ラッパーのたまり場の駐車場でフリーワールドと衝突したあと、ジミーと仲間たちが飲んでいたバーでかかっていた曲。この曲で踊っているアレックスをラビットが見つめていた。1995年、ニュージャージー州イーストオレンジで結成された3人組ヒップホップグループ、ノーティー・バイ・ネイチャーの作品。彼らの4枚目のアルバム『ポバーティーズ・パラダイス』からシングルカットされ、同アルバム内で最も商業的成功を収め、全米ビルボードホットで最高17位を記録した楽曲である。また、1995年グラミー賞最優秀ラップパフォーマンス賞(2人以上のグループ)にノミネートされた。

挿入歌:アウトキャスト「プレイヤーズ・ボール」

アウトキャスト「プレイヤーズ・ボール」の公式MV。

作詞・作曲:アンドレ・ベンジャミン、パトリック・ブラウン・レイ・ムラーイ、アントワン・パットン、リコ・ウェイド。
ジミーとそのグループと、アレックスとそのグループが一緒に車に乗っているシーンで、車内のBGMとして流れている楽曲。

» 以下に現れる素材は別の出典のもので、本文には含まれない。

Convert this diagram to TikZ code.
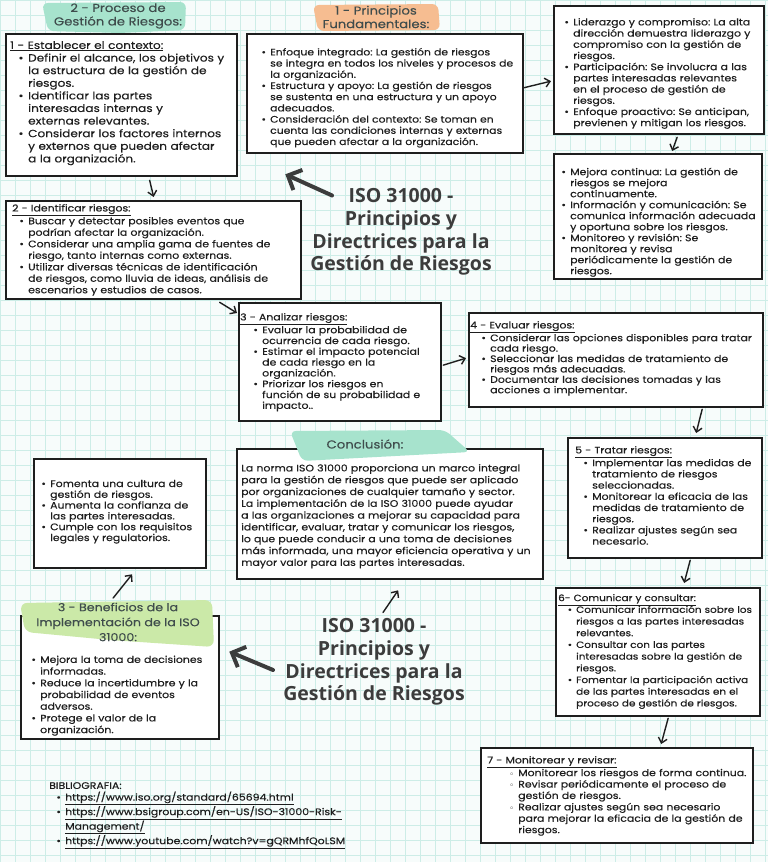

グラミー賞やMTV賞などの受賞あるいはノミネート経験が豊富で、ヒップホップシーンに史上最も影響を与えたアーティストの一組として認知されているアメリカ南部出身のアウトキャストのデビューアルバム『Southernplayalisticadillacmuzik』からシングルカットされている。アメリカの南部地域でヒップホップとともに生きるとはどういうことかということが主題となっており、「サザン・ヒップホップ」と呼ばれた。後のヒップホップ楽曲に大きな影響を与えることになったアメリカ南部独自のヒップホップの流れの中で生まれた楽曲と言える。

挿入歌:ウータン・クラン「C.R.E.A.M.」

ウータン・クラン「C.R.E.A.M.」の公式MV。

作詞・作曲:ウータン・クラン。
劇中終盤、ジミーがラップバトルチャンピオンシップに再挑戦する直前、チェダーを前にしてラップ練習をしている際、環境音的に挿入されている楽曲。アメリカのハードコアヒップホップグループ、ウータン・クランが1994年にリリースした作品で、彼らのデビューアルバム『燃えよウータン』からシングルカットされている。1曲を通じて1967年R&B/ソウルのジャンルで活動していたThe Charmelsが発表した楽曲「As Long As I've Got You」のイントロ部分をサンプリングしていることでも知られ、ローリングストーン誌が選ぶ史上偉大なヒップホップ50曲の11番目に記述がある。ウータン・クランは9人組のヒップホップグループで、ニューヨークを拠点に活動。1998年のグラミー賞でセカンドアルバム『ウータン・フォーエヴァー』が最優秀ヒップホップ曲賞にノミネートされるなど、90年代の東海岸ヒップホップの人気拡大と発展に大きく寄与したことで知られる。